Don Tapscott, an economic theorist and systems analyst who emerged in the 1990s as one of the preeminent futurist thinkers, has been able to examine and reflect upon a variety of subjects in his writings, including the digital world and differing generational values. Among the fifteen books he authored or co-authored, Tapscott has commented on the changing economy leading into the twenty-first century in 1995's The Digital Economy, how the internet will affect business in Digital Capital (2000), and how mass collaboration on a global level through digital platforms has radically altered our economic and social structures in Wikinomics: How Collaboration Changes Everything (2007). In The Digital Economy, Tapscott identified twelve 'themes' which, he stated, differentiate the new economy of the digital era from the old. These themes included molecularization, the clustering of individuals and workplaces, innovation, immediacy, and prosumption, with consumers becoming involved in the production process itself.

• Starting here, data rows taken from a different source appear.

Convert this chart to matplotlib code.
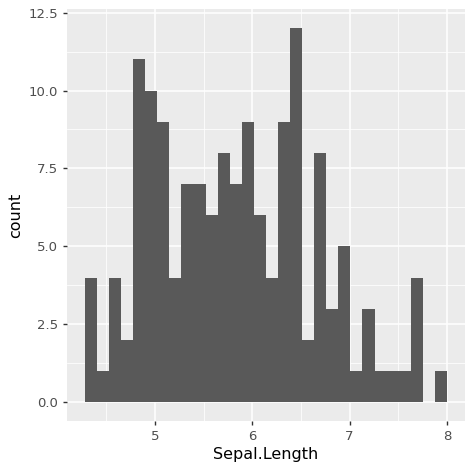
import matplotlib
matplotlib.use("Agg")
import matplotlib.pyplot as plt
import numpy as np
from matplotlib.ticker import MultipleLocator

# Histogram counts (30 bins)
counts = [4, 1, 4, 2, 11, 10, 9, 4, 7, 7, 6, 8, 7, 9, 6,
          4, 9, 12, 2, 8, 3, 5, 1, 3, 1, 1, 1, 4, 0, 1]
bin_start = 4.28
bin_width = 0.124
x_ticks = [5, 6, 7, 8]
y_ticks = [0.0, 2.5, 5.0, 7.5, 10.0, 12.5]

lefts = bin_start + bin_width * np.arange(len(counts))

fig = plt.figure(figsize=(4.74, 4.74), dpi=100)
ax = fig.add_axes([0.141, 0.112, 0.840, 0.868])
ax.set_facecolor("#EBEBEB")
ax.bar(lefts, counts, width=bin_width, align="edge", color="#595959", linewidth=0, zorder=3)

x0, x1 = bin_start, bin_start + bin_width * len(counts)
pad = (x1 - x0) * 0.05
ax.set_xlim(x0 - pad, x1 + pad)
ax.set_ylim(-0.6, 12.6)
ax.set_xticks(x_ticks)
ax.set_yticks(y_ticks)
ax.set_yticklabels([f"{v:.1f}" for v in y_ticks])
ax.xaxis.set_minor_locator(MultipleLocator(0.5))
ax.yaxis.set_minor_locator(MultipleLocator(1.25))
ax.grid(True, which="major", color="white", linewidth=1.1, zorder=1)
ax.grid(True, which="minor", color="white", linewidth=0.55, zorder=1)
for s in ax.spines.values():
    s.set_visible(False)
ax.tick_params(which="major", length=3, width=1, color="#333333",
               labelcolor="#4D4D4D", labelsize=9.5)
ax.tick_params(which="minor", length=0)
ax.set_xlabel("Sepal.Length", fontsize=11.5, labelpad=3)
ax.set_ylabel("count", fontsize=11.5, labelpad=4)

fig.savefig("out.png", dpi=100)
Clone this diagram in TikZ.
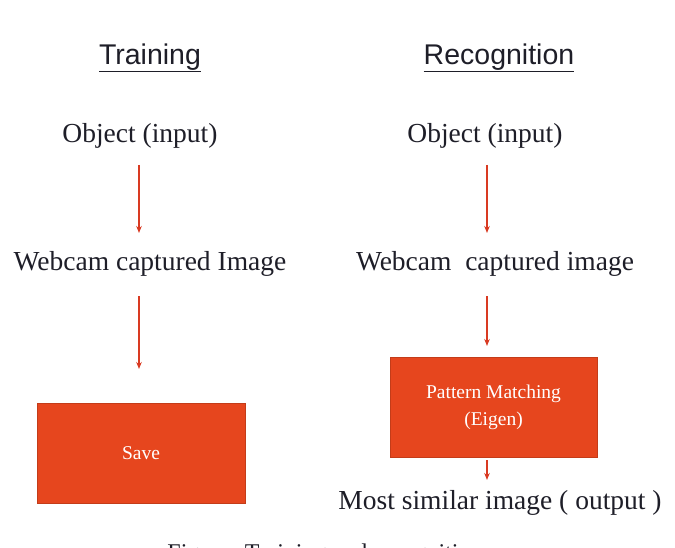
\documentclass[tikz,border=0pt]{standalone}
\usepackage{fontspec}
\setmainfont{Liberation Serif}
\newfontfamily\headfont{Liberation Sans}
\usetikzlibrary{arrows.meta}
\definecolor{boxred}{HTML}{E6461E}
\definecolor{arrred}{HTML}{D93A22}
\definecolor{txt}{HTML}{1E1E28}
\tikzset{
  head/.style={font=\headfont\fontsize{28.5}{30}\selectfont, text=txt, inner sep=0pt},
  lbl/.style={font=\fontsize{27.5}{30}\selectfont, text=txt, inner sep=0pt},
  redbox/.style={fill=boxred, draw=boxred!85!black, line width=0.6pt, text=white, align=center, font=\fontsize{19.5}{27}\selectfont, inner sep=0pt},
  flow/.style={draw=arrred, line width=1.3pt, -{Stealth[length=7pt,width=5.5pt]}},
}
\begin{document}
\begin{tikzpicture}[x=1pt,y=-1pt]
\useasboundingbox (0,0) rectangle (675,548);
\fill[white] (0,0) rectangle (675,548);
\begin{scope}
\clip (0,0) rectangle (675,548);
% headings
\node[head] (th) at (150,58) {\underline{Training}};
\node[head] (rh) at (499,58) {\underline{Recognition}};
% left column
\node[lbl] (lo) at (140,136) {Object (input)};
\node[lbl] (lw) at (150,264) {Webcam captured Image};
\node[redbox, minimum width=208pt, minimum height=100pt] (ls) at (141,453) {Save};
% right column
\node[lbl] (ro) at (485,136) {Object (input)};
\node[lbl] (rw) at (495,264) {Webcam\ \ captured image};
\node[redbox, minimum width=207pt, minimum height=100pt] (rp) at (493.5,407) {Pattern Matching\\(Eigen)};
\node[lbl] (rm) at (500,503) {Most similar image ( output )};
% arrows
\coordinate (la1) at (139,165); \coordinate (la2) at (139,233);
\coordinate (la3) at (139,296); \coordinate (la4) at (139,369);
\coordinate (ra1) at (487,165); \coordinate (ra2) at (487,233);
\coordinate (ra3) at (487,296); \coordinate (ra4) at (487,346);
\coordinate (ra5) at (487,460); \coordinate (ra6) at (487,480);
\draw[flow] (la1) -- (la2);
\draw[flow] (la3) -- (la4);
\draw[flow] (ra1) -- (ra2);
\draw[flow] (ra3) -- (ra4);
\draw[flow] (ra5) -- (ra6);
% cut-off caption, as in the reference
\node[font=\fontsize{24}{26}\selectfont, text=txt, anchor=base, inner sep=0pt] (cap) at (325,560) {Figure: Training and recognition};
\end{scope}
\end{tikzpicture}
\end{document}
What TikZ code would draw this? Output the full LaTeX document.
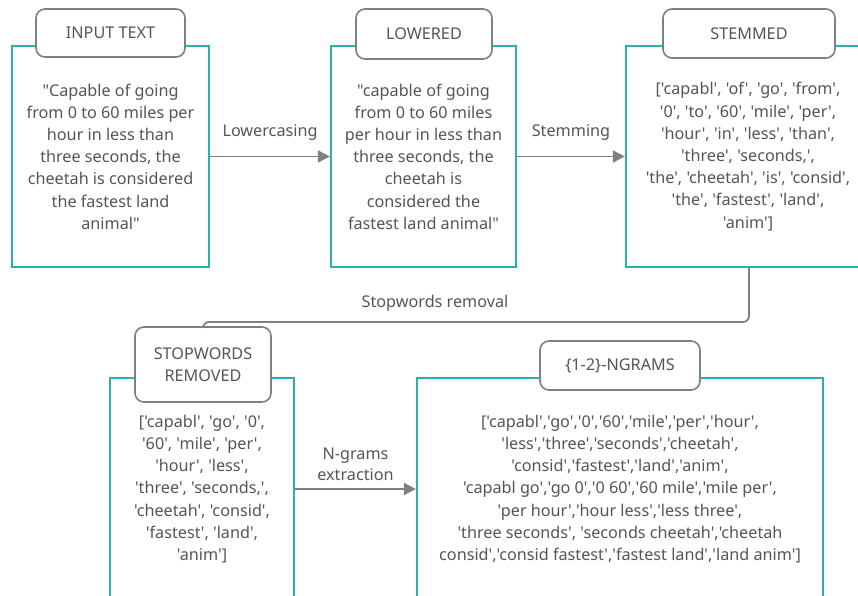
\documentclass[tikz,border=0pt]{standalone}
\usepackage{fontspec}
\setmainfont{Noto Sans}[Ligatures=TeXOff]
\usetikzlibrary{arrows.meta}
\definecolor{tealc}{HTML}{2BB0AB}
\definecolor{gline}{HTML}{808080}
\definecolor{gtext}{HTML}{555555}
\begin{document}
\begin{tikzpicture}[x=1pt,y=-1pt,
  panel/.style={draw=tealc, line width=2.2pt, fill=white, inner sep=0pt,
    align=center, text=gtext, font=\fontsize{16.2}{22.2}\selectfont},
  ttl/.style={draw=gline, line width=1.6pt, fill=white, rounded corners=9pt,
    inner sep=0pt, align=center, text=gtext, font=\fontsize{16.2}{22.2}\selectfont},
  conn/.style={draw=gline, line width=1.8pt, -{Triangle[length=12pt,width=12pt]}},
  link/.style={draw=gline, line width=1.8pt, rounded corners=6pt},
  lbl/.style={text=gtext, font=\fontsize{16.2}{21}\selectfont, align=center, inner sep=1pt}
]
\useasboundingbox (0,0) rectangle (858,596);

% panels
\node[panel, minimum width=197pt, minimum height=221pt] (b1) at (110.5,156.5)
  {"Capable of going\\from 0 to 60 miles per\\hour in less than\\three seconds, the\\cheetah is considered\\the fastest land\\animal"};
\node[panel, minimum width=185pt, minimum height=221pt] (b2) at (423.5,156.5)
  {"capable of going\\from 0 to 60 miles\\per hour in less than\\three seconds, the\\cheetah is\\considered the\\fastest land animal"};
\node[panel, minimum width=244pt, minimum height=221pt] (b3) at (748,156.5)
  {['capabl',  'of', 'go', 'from',\\'0', 'to', '60', 'mile', 'per',\\'hour', 'in', 'less', 'than',\\'three', 'seconds,',\\'the', 'cheetah', 'is', 'consid',\\'the', 'fastest', 'land',\\'anim']};
\node[panel, minimum width=184pt, minimum height=222pt] (b4) at (202,489)
  {['capabl', 'go', '0',\\'60', 'mile', 'per',\\'hour', 'less',\\'three', 'seconds,',\\'cheetah', 'consid',\\'fastest', 'land',\\'anim']};
\node[panel, minimum width=406pt, minimum height=222pt] (b5) at (620,489)
  {['capabl','go','0','60','mile','per','hour',\\'less','three','seconds','cheetah',\\'consid','fastest','land','anim',\\'capabl go','go 0','0 60','60 mile','mile per',\\'per hour','hour less','less three',\\'three seconds', 'seconds cheetah','cheetah\\consid','consid fastest','fastest land','land anim']};

% titles
\node[ttl, minimum width=149pt, minimum height=48pt] (t1) at (110.5,33) {INPUT TEXT};
\node[ttl, minimum width=136pt, minimum height=50pt] (t2) at (424,34) {LOWERED};
\node[ttl, minimum width=172pt, minimum height=49pt] (t3) at (749,33.5) {STEMMED};
\node[ttl, minimum width=136pt, minimum height=75pt] (t4) at (203,364.5) {STOPWORDS\\REMOVED};
\node[ttl, minimum width=160pt, minimum height=49pt] (t5) at (620,365.5) {\{1-2\}-NGRAMS};

% connectors
\draw[conn] (b1) -- node[lbl, above=14pt] {Lowercasing} (b2);
\draw[conn] (b2) -- node[lbl, above=14pt] {Stemming} (b3);
\coordinate (c1) at (749,322);
\coordinate (c2) at (203,322);
\draw[link] (b3.south -| c1) -- (c1) -- (c2) -- (t4.north);
\node[lbl] (sl) at (435,303) {Stopwords removal};
\draw[conn] (b4) -- node[lbl, above=6pt] {N-grams\\extraction} (b5);
\end{tikzpicture}
\end{document}
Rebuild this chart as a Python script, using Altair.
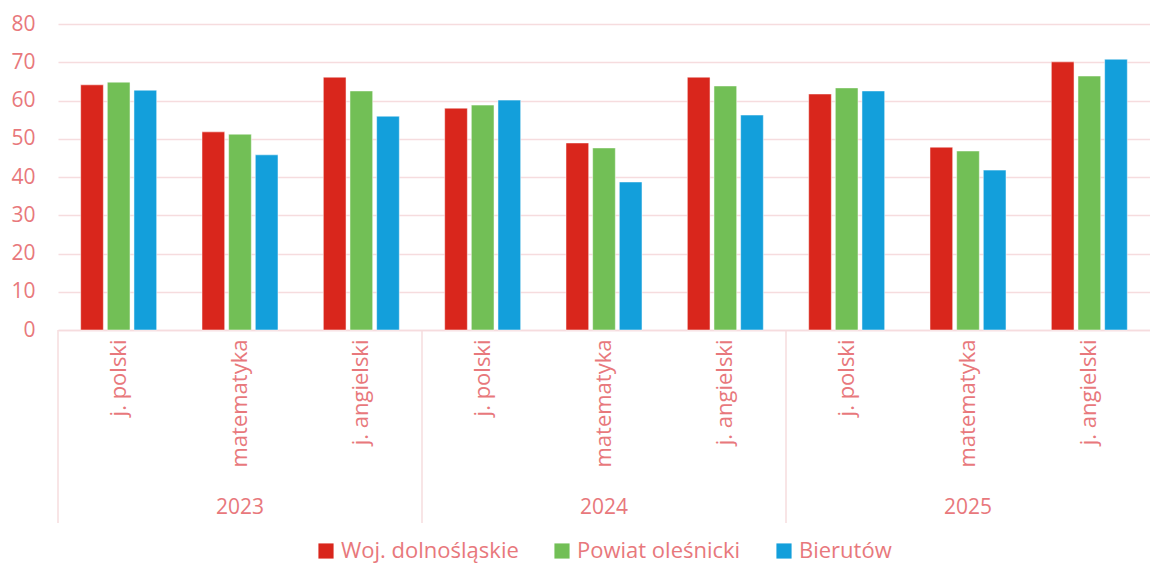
import altair as alt
import pandas as pd

years = ["2023", "2024", "2025"]
subjects = ["j. polski", "matematyka", "j. angielski"]
series = ["Woj. dolnośląskie", "Powiat oleśnicki", "Bierutów"]
colors = ["#D9261C", "#72BF56", "#139FDB"]

woj = [64.1, 51.8, 66.1, 58.0, 48.9, 66.1, 61.7, 47.8, 70.1]
powiat = [64.8, 51.2, 62.5, 58.8, 47.6, 63.8, 63.3, 46.8, 66.4]
bierutow = [62.7, 45.8, 55.9, 60.1, 38.7, 56.2, 62.5, 41.8, 70.8]

TXT = "#E8787C"
GRID = "#F6DCDE"
FONT = "Open Sans"

keys = [f"{y}|{s}" for y in years for s in subjects]
rows = []
for name, vals in zip(series, [woj, powiat, bierutow]):
    for k, v in zip(keys, vals):
        rows.append({"key": k, "series": name, "value": v})
df = pd.DataFrame(rows)

year_df = pd.DataFrame({"key": [f"{y}|{subjects[1]}" for y in years], "year": years})
sep_df = pd.DataFrame({"key": [f"{y}|{subjects[0]}" for y in years]})

xscale = alt.Scale(domain=keys, paddingInner=0, paddingOuter=0)

bars = alt.Chart(df).mark_bar(stroke="white", strokeOpacity=0.5, strokeWidth=1).encode(
    x=alt.X("key:N", scale=xscale, sort=keys, title=None,
            axis=alt.Axis(labelExpr="split(datum.label, '|')[1]", labelAngle=270,
                          labelAlign="right", labelBaseline="middle", labelPadding=9,
                          ticks=False, domain=True, domainColor=GRID, domainWidth=1.5,
                          labelColor=TXT, labelFontSize=22, labelFont=FONT,
                          labelLimit=300, grid=False)),
    xOffset=alt.XOffset("series:N", sort=series,
                        scale=alt.Scale(domain=series, paddingInner=0.148, paddingOuter=0.85)),
    y=alt.Y("value:Q", scale=alt.Scale(domain=[0, 80]), title=None,
            axis=alt.Axis(values=list(range(0, 81, 10)), grid=True, gridColor=GRID,
                          gridWidth=1.5, domain=False, ticks=False, labelColor=TXT,
                          labelFontSize=21, labelFont=FONT, labelPadding=23,
                          minExtent=50, maxExtent=50)),
    color=alt.Color("series:N", sort=series,
                    scale=alt.Scale(domain=series, range=colors),
                    legend=alt.Legend(orient="none", legendX=257, legendY=516,
                                      direction="horizontal", title=None,
                                      symbolType="square", symbolSize=230,
                                      symbolStrokeWidth=0, labelFontSize=22,
                                      labelColor=TXT, labelFont=FONT, labelOffset=4,
                                      labelLimit=400, columnPadding=32, padding=0)),
)

year_text = alt.Chart(year_df).mark_text(fontSize=21, font=FONT, color=TXT,
                                         baseline="middle").encode(
    x=alt.X("key:N", scale=xscale, sort=keys),
    y=alt.value(484),
    text="year:N",
)

seps = alt.Chart(sep_df).mark_rule(color=GRID, strokeWidth=1.5).encode(
    x=alt.X("key:N", scale=xscale, sort=keys, bandPosition=0),
    y=alt.value(306),
    y2=alt.value(499),
)

chart = alt.layer(bars, seps, year_text).properties(
    width=1092, height=306,
    padding={"left": 0, "top": 5, "right": 0, "bottom": 4},
).configure_view(stroke=None)

chart.save("out.html", embed_options={"renderer": "svg", "actions": False})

Though not focused on education specifically, Tapscott did contribute significant observations and arguments to the ongoing discussion surrounding the emergent generation raised in a digital era, dubbed the 'Net Generation' in Tapscott's book Growing Up Digital (1998). Here, with foundational observations made from studying approximately three hundred students, as well as his own children's experiences, Tapscott identified eight 'norms' typifying the generation born in the digital era, and significantly differentiating them from their predecessors' expectations and learned behaviours. Some parallels, expectedly, can be drawn between Tapscott's comments on changing economics in The Digital Economy and his framework for individuals growing up, and working, in this economy. The eight norms of the net generation are: freedom, customization, scrutiny, integrity, entertainment, collaboration, speed, and innovation. The latter three norms, in particular, are frequently examined by Tapscott in his work, though all eight indicators of the net generation were re-examined in his follow book Grown Up Digital (2008), which solidified the long-lasting presence and prominence of these norms.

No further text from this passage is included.